Kate McShane: Thank you.
Operator: One moment for our next question. Our next question comes from Simeon Gutman with Morgan Stanley. Your line is open.
Simeon Gutman: Hey, everyone. Reade, I have a quick question on the optometric or the optometrist market, and then one on prices. You mentioned that it’s a tough market. Is that because like people, like consumers can’t get appointments, because just — there is a shortage? Or is it because that in your segment, there’s a lot of square footage growth and there’s more of a chase to hire, as opposed to being like a national shortage where we’re just underserved where demand is greater than the supply?
Reade Fahs: Simeon, good morning. There is a national shortage of optometrists. So, what happened during the pandemic year was many more retired than normally would have. And again, we’re seeing this — what we’re talking about here is the same for lots of different types of healthcare workers. So, this was part of a broad healthcare trend. So, there were more retirements. And then, those that, that continued to practice, there was, I think, it’s called a great rethink, where they said, “You know, I’ve been practicing for five days, but really maybe four, maybe three days, and I’ll cut back on the number of days that people are retiring. So, what it means is that the number of exams out there in America in any given week is less than it was.
The schools do not graduate any higher number of students. So, flat number of students coming in and less doctors practicing, and then less days per doctor. And this is something that is discussed throughout the industry at all levels.

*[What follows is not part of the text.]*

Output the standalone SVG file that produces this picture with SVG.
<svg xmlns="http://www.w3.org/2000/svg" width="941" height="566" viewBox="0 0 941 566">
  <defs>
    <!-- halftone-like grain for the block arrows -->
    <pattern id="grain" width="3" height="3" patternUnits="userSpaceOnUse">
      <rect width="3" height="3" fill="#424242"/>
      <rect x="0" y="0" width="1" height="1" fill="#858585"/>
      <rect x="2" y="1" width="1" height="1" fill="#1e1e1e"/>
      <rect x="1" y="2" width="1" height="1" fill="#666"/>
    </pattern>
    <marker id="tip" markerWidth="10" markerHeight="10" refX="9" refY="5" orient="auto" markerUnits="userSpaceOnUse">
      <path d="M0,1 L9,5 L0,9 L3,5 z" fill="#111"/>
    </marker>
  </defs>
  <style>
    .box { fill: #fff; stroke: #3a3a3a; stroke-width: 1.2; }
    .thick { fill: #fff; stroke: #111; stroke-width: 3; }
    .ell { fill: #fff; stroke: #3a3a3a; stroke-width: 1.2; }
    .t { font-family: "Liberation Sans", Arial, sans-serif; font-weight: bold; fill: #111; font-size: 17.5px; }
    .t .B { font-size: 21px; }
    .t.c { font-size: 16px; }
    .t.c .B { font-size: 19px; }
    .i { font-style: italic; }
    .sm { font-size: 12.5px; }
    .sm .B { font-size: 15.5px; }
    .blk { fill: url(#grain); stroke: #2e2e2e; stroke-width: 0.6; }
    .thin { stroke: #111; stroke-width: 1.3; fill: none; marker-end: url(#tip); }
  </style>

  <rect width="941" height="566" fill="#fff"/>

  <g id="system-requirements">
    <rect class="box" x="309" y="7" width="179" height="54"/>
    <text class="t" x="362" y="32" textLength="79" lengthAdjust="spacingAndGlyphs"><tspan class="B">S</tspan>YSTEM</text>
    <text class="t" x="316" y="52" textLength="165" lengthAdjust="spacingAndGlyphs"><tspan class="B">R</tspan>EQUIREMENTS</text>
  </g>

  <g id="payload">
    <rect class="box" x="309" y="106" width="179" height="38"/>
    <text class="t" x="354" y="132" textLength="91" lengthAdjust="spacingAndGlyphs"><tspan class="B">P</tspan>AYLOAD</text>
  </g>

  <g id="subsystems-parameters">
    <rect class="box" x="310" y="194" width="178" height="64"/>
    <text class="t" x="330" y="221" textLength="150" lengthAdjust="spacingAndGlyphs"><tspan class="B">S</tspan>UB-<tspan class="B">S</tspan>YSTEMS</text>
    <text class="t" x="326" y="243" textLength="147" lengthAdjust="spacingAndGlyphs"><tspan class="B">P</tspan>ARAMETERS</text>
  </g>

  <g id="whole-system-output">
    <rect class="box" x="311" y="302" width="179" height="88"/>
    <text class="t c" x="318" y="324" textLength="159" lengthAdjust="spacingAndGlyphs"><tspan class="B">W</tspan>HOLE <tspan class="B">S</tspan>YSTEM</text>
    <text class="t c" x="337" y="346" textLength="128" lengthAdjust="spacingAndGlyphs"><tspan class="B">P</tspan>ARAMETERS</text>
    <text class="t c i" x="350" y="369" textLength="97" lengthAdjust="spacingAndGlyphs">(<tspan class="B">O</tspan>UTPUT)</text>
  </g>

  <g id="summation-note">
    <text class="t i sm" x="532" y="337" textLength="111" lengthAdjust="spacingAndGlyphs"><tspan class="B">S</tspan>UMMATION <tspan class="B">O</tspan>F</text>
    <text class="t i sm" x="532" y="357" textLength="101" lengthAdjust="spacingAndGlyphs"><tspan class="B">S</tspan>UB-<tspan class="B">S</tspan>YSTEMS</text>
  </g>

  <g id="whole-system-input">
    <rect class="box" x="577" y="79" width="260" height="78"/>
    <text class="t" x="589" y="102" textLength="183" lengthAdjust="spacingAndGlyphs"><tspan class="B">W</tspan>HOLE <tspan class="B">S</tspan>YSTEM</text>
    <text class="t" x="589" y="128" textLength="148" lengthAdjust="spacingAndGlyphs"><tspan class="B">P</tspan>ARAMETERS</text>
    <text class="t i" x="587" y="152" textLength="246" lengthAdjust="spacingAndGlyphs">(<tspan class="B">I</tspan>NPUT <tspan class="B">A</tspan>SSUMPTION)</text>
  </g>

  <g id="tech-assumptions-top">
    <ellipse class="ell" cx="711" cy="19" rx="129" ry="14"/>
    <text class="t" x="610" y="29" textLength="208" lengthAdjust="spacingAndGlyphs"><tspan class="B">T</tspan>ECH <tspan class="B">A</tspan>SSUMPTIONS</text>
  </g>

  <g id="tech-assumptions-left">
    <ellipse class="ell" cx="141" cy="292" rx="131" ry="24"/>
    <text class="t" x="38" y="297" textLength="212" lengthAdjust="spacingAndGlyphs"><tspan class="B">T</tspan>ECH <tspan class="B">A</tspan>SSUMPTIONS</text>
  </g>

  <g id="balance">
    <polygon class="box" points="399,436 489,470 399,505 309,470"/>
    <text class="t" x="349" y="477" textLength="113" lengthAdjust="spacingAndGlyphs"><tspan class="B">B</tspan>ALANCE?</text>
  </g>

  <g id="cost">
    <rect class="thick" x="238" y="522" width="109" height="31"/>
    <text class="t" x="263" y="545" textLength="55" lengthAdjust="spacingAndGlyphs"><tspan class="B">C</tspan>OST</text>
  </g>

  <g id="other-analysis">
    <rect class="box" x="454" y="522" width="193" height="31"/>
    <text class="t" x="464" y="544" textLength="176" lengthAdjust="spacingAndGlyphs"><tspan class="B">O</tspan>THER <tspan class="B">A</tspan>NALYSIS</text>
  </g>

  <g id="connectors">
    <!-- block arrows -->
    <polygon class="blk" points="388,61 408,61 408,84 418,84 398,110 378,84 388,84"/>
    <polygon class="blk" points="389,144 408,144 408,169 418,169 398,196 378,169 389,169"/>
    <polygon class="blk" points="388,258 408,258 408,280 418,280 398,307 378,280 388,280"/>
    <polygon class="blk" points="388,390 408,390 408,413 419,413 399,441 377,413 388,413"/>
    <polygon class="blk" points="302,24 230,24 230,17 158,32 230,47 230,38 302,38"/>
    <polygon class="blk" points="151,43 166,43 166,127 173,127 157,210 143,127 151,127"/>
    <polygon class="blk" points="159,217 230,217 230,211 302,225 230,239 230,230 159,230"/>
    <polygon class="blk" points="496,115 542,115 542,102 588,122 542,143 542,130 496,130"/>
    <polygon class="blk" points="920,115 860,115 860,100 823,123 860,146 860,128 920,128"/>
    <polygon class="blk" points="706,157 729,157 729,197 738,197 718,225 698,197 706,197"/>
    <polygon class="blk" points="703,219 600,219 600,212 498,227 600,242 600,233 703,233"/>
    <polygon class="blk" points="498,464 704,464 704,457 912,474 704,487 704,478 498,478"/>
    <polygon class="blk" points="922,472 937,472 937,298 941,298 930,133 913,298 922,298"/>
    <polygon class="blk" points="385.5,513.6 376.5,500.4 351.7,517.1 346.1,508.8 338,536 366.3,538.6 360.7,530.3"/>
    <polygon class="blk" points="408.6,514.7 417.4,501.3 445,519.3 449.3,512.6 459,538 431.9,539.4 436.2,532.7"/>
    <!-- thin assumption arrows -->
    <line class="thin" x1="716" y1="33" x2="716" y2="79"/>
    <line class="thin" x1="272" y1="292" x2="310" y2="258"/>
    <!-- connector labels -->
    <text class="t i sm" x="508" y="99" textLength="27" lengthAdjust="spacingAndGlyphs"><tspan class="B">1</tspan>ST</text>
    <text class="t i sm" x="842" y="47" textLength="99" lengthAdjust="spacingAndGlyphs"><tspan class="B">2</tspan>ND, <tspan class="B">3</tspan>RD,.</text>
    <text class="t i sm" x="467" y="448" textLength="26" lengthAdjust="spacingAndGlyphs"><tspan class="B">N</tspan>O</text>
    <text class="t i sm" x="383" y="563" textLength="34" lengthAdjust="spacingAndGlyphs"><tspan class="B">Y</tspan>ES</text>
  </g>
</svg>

Simeon Gutman: Great. And then, the follow-up is on the pricing. You made a change during the COVID timeframe, out of necessity and pragmatism. Have you debated this again? I know you have a competitive set that there is an opening price point and it is part of that value orientation. But is the pricing structure something that you hope changes or you just can’t move at this point given where you compete?
Reade Fahs: We are constantly watching to make sure that there is a nice moat between us and our competition in terms of price, so it’s something that we pay a lot of attention to. We are firmly a value player. We also believe that our willingness to pull a price lever is far less than most other groups in the category overall. We do have opportunities around peripheral pricing, especially as it relates to glasses, less so around contact lenses, very transparent, very commoditized products. So that is not one where we’d like to — where we pull the pricing lever much. But — so there is still opportunity there and still able to keep our moat and we watch this very judiciously and make decisions here and there about various aspects of the products we offer.

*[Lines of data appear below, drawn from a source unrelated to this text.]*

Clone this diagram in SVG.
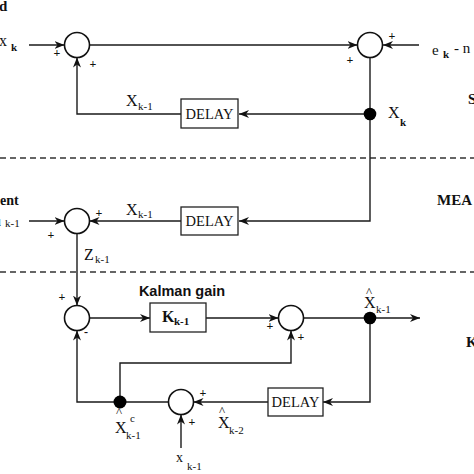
<svg xmlns="http://www.w3.org/2000/svg" width="474" height="474" viewBox="0 0 474 474">
<defs>
<marker id="ar" viewBox="0 0 10 8" refX="10" refY="4" markerWidth="10" markerHeight="8" markerUnits="userSpaceOnUse" orient="auto">
<path d="M0,0 L10,4 L0,8 L3,4 z" fill="#111"/>
</marker>
<style>
.ln{fill:none;stroke:#1a1a1a;stroke-width:1.4}
.sum{fill:#fff;stroke:#111;stroke-width:1.6}
.box{fill:#fff;stroke:#222;stroke-width:1.3}
.dot{fill:#000}
.dash{stroke:#333;stroke-width:1.3;stroke-dasharray:6,4}
.t{font-family:"Liberation Serif","Times New Roman",serif;fill:#111}
.big{font-size:16px}
.sub{font-size:11px}
.pl{font-size:12px;text-anchor:middle;font-weight:bold}
.dl{font-size:14.5px;text-anchor:middle}
.b{font-weight:bold}
.h{font-size:13px}
.s{font-family:"Liberation Sans",Arial,sans-serif;fill:#111;font-weight:bold}
</style>
</defs>
<rect width="474" height="474" fill="#fff"/>

<g id="separators">
<line class="dash" x1="0" y1="158" x2="474" y2="158"/>
<line class="dash" x1="0" y1="272" x2="474" y2="272"/>
</g>

<g id="connectors">
<path class="ln" d="M29,45 H64.5" marker-end="url(#ar)"/>
<path class="ln" d="M89.5,45 H357.5" marker-end="url(#ar)"/>
<path class="ln" d="M419,45 H383" marker-end="url(#ar)"/>
<path class="ln" d="M370,57.5 V221 H239" marker-end="url(#ar)"/>
<path class="ln" d="M370,114 H239" marker-end="url(#ar)"/>
<path class="ln" d="M181,114 H77 V57.5" marker-end="url(#ar)"/>
<path class="ln" d="M181,221 H89.5" marker-end="url(#ar)"/>
<path class="ln" d="M29,221 H64.5" marker-end="url(#ar)"/>
<path class="ln" d="M77,233.5 V305.5" marker-end="url(#ar)"/>
<path class="ln" d="M89.5,318 H150" marker-end="url(#ar)"/>
<path class="ln" d="M206,318 H278.5" marker-end="url(#ar)"/>
<path class="ln" d="M303.5,318 H420" marker-end="url(#ar)"/>
<path class="ln" d="M370,318 V402 H323" marker-end="url(#ar)"/>
<path class="ln" d="M268,402 H193.5" marker-end="url(#ar)"/>
<path class="ln" d="M168.5,402 H77 V330.5" marker-end="url(#ar)"/>
<path class="ln" d="M120,402 V363 H291 V330.5" marker-end="url(#ar)"/>
<path class="ln" d="M181,448 V414.5" marker-end="url(#ar)"/>
</g>

<g id="sum1"><circle class="sum" cx="77" cy="45" r="12.5"/>
<text class="t pl" x="57" y="57">+</text><text class="t pl" x="93" y="68">+</text></g>
<g id="sum2"><circle class="sum" cx="370" cy="45" r="12.5"/>
<text class="t pl" x="392" y="40">+</text><text class="t pl" x="350" y="64">+</text></g>
<g id="sum3"><circle class="sum" cx="77" cy="221" r="12.5"/>
<text class="t pl" x="99" y="217">+</text><text class="t pl" x="51" y="239">+</text></g>
<g id="sum4"><circle class="sum" cx="77" cy="318" r="12.5"/>
<text class="t pl" x="62" y="301">+</text><text class="t pl" x="86" y="336">-</text></g>
<g id="sum5"><circle class="sum" cx="291" cy="318" r="12.5"/>
<text class="t pl" x="270" y="330">+</text><text class="t pl" x="301" y="341">+</text></g>
<g id="sum6"><circle class="sum" cx="181" cy="402" r="12.5"/>
<text class="t pl" x="203" y="397">+</text><text class="t pl" x="192" y="426">+</text></g>

<g id="dot1"><circle class="dot" cx="370" cy="114" r="6.3"/></g>
<g id="dot2"><circle class="dot" cx="370" cy="318" r="6.3"/></g>
<g id="dot3"><circle class="dot" cx="120" cy="402" r="6.5"/></g>

<g id="delay1"><rect class="box" x="181" y="99" width="57" height="29"/><text class="t dl" x="209.5" y="119">DELAY</text></g>
<g id="delay2"><rect class="box" x="181" y="207" width="57" height="28"/><text class="t dl" x="209.5" y="226">DELAY</text></g>
<g id="delay3"><rect class="box" x="268" y="388" width="55" height="28"/><text class="t dl" x="295.5" y="407">DELAY</text></g>
<g id="gain"><rect class="box" x="150" y="303" width="56" height="29"/>
<text class="t b" x="162" y="322" font-size="16">K</text><text class="t b sub" x="174" y="325">k-1</text>
<text class="s" x="182" y="296" font-size="14.5" text-anchor="middle">Kalman gain</text></g>

<g id="labels">
<text class="t b" x="-1" y="11" font-size="15">d</text>
<text class="t big" x="-1" y="46">x</text><text class="t b sub" x="11" y="51">k</text>
<text class="t" x="432" y="55" font-size="15">e</text><text class="t b sub" x="443" y="58">k</text><text class="t" x="454" y="53" font-size="15">- n</text>
<text class="t big" x="126" y="106">X</text><text class="t sub" x="138" y="110">k-1</text>
<text class="t big" x="388" y="118">X</text><text class="t b sub" x="400" y="126">k</text>
<text class="t b" x="468" y="104" font-size="15">S</text>
<text class="t b" x="437" y="205" font-size="15">MEA</text>
<text class="t b" x="0" y="205" font-size="14">ent</text>
<text class="t" x="-6" y="226" font-size="14">u</text><text class="t sub" x="5" y="227">k-1</text>
<text class="t big" x="126" y="215">X</text><text class="t sub" x="138" y="218">k-1</text>
<text class="t big" x="84" y="260">Z</text><text class="t sub" x="95" y="263">k-1</text>
<text class="t b" x="466" y="347" font-size="15">K</text>
<text class="t h" x="366" y="296">^</text><text class="t big" x="364" y="308">X</text><text class="t sub" x="376" y="313">k-1</text>
<text class="t h" x="116" y="416">^</text><text class="t big" x="115" y="433">X</text><text class="t sub" x="130" y="422">c</text><text class="t sub" x="126" y="439">k-1</text>
<text class="t h" x="219" y="415">^</text><text class="t big" x="218" y="428">X</text><text class="t sub" x="229" y="434">k-2</text>
<text class="t" x="176" y="462" font-size="14">x</text><text class="t sub" x="187" y="470">k-1</text>
</g>
</svg>
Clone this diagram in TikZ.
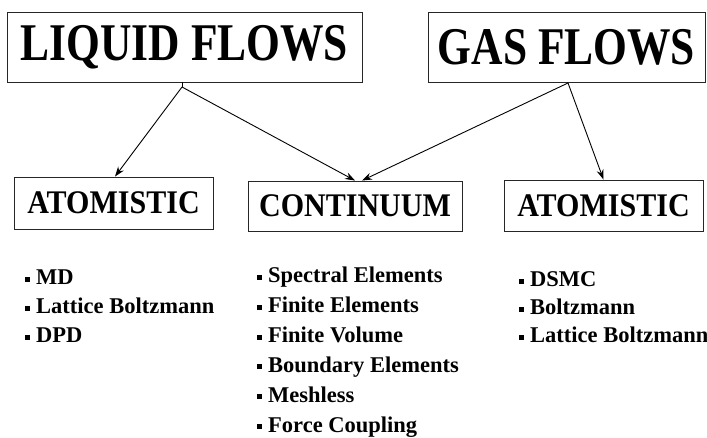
\documentclass[tikz,border=0pt]{standalone}
\usepackage{fontspec}
\setmainfont{Liberation Serif}
\usetikzlibrary{arrows.meta}
\newcommand{\topt}[1]{\scalebox{0.82}[1]{\bfseries\fontsize{53}{56}\selectfont #1}}
\newcommand{\midt}[1]{\scalebox{0.91}[1]{\bfseries\fontsize{33}{36}\selectfont #1}}
\newcommand{\bul}{\rule[3pt]{5pt}{5pt}\hspace{6pt}}
\begin{document}
\begin{tikzpicture}[x=1pt,y=-1pt,
  box/.style={draw=black!85, line width=0.9pt, inner sep=0pt},
  item/.style={anchor=base west, inner sep=0pt, font=\bfseries\fontsize{22.5}{26}\selectfont},
  link/.style={line width=0.9pt, -{Stealth[length=10pt,width=7pt]}}]
\useasboundingbox (0,0) rectangle (707,438);
% top boxes
\node[box, minimum width=355pt, minimum height=70pt] (liquid) at (184.5,47) {\topt{LIQUID FLOWS}};
\node[box, minimum width=277pt, minimum height=70pt] (gas) at (566.5,47) {\topt{GAS FLOWS}};
% middle boxes
\node[box, minimum width=199pt, minimum height=52pt] (atomL) at (113.5,203) {\midt{ATOMISTIC}};
\node[box, minimum width=214pt, minimum height=50pt] (cont) at (355,206) {\midt{CONTINUUM}};
\node[box, minimum width=199pt, minimum height=51pt] (atomR) at (603.5,205.5) {\midt{ATOMISTIC}};
% connectors
\coordinate (ls) at (182,87);
\coordinate (gs) at (568,83);
\draw[line width=0.9pt] (liquid.south -| ls) -- (ls);
\draw[link] (ls) -- (atomL.north -| 115,0);
\draw[link] (ls) -- (cont.north -| 355,0);
\draw[link] (gs) -- (cont.north -| 362,0);
\draw[link] (gs) -- (atomR.north);
% lists
\node[item] (l1) at (25,285) {\bul MD};
\node[item] (l2) at (25,314) {\bul Lattice Boltzmann};
\node[item] (l3) at (25,343) {\bul DPD};
\node[item] (c1) at (257,283) {\bul Spectral Elements};
\node[item] (c2) at (257,312.8) {\bul Finite Elements};
\node[item] (c3) at (257,342.6) {\bul Finite Volume};
\node[item] (c4) at (257,372.4) {\bul Boundary Elements};
\node[item] (c5) at (257,402.2) {\bul Meshless};
\node[item] (c6) at (257,432) {\bul Force Coupling};
\node[item] (r1) at (519,287) {\bul DSMC};
\node[item] (r2) at (519,315) {\bul Boltzmann};
\node[item] (r3) at (519,343) {\bul Lattice Boltzmann};
\end{tikzpicture}
\end{document}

Simeon Gutman: Okay. Thanks, Reade. Good luck in ’23.
Reade Fahs: Thank you. We’ll continue to be doing that on an ongoing basis going forward.
Operator: One moment for our next question. Our next question comes from Taji Phillips with Jefferies. Your line is open.
Taji Phillips: Good morning, and thanks for taking my question. So first, I have a question on just adjusted comparable store sales growth this year. The midpoint suggests 1.5% growth, and I’m just curious what is informing this improved outlook relative to last year’s negative growth? Is it a matter of easy comps, or are we actually seeing that positive flow through just with the improved macro environment? And then after I have one follow-up.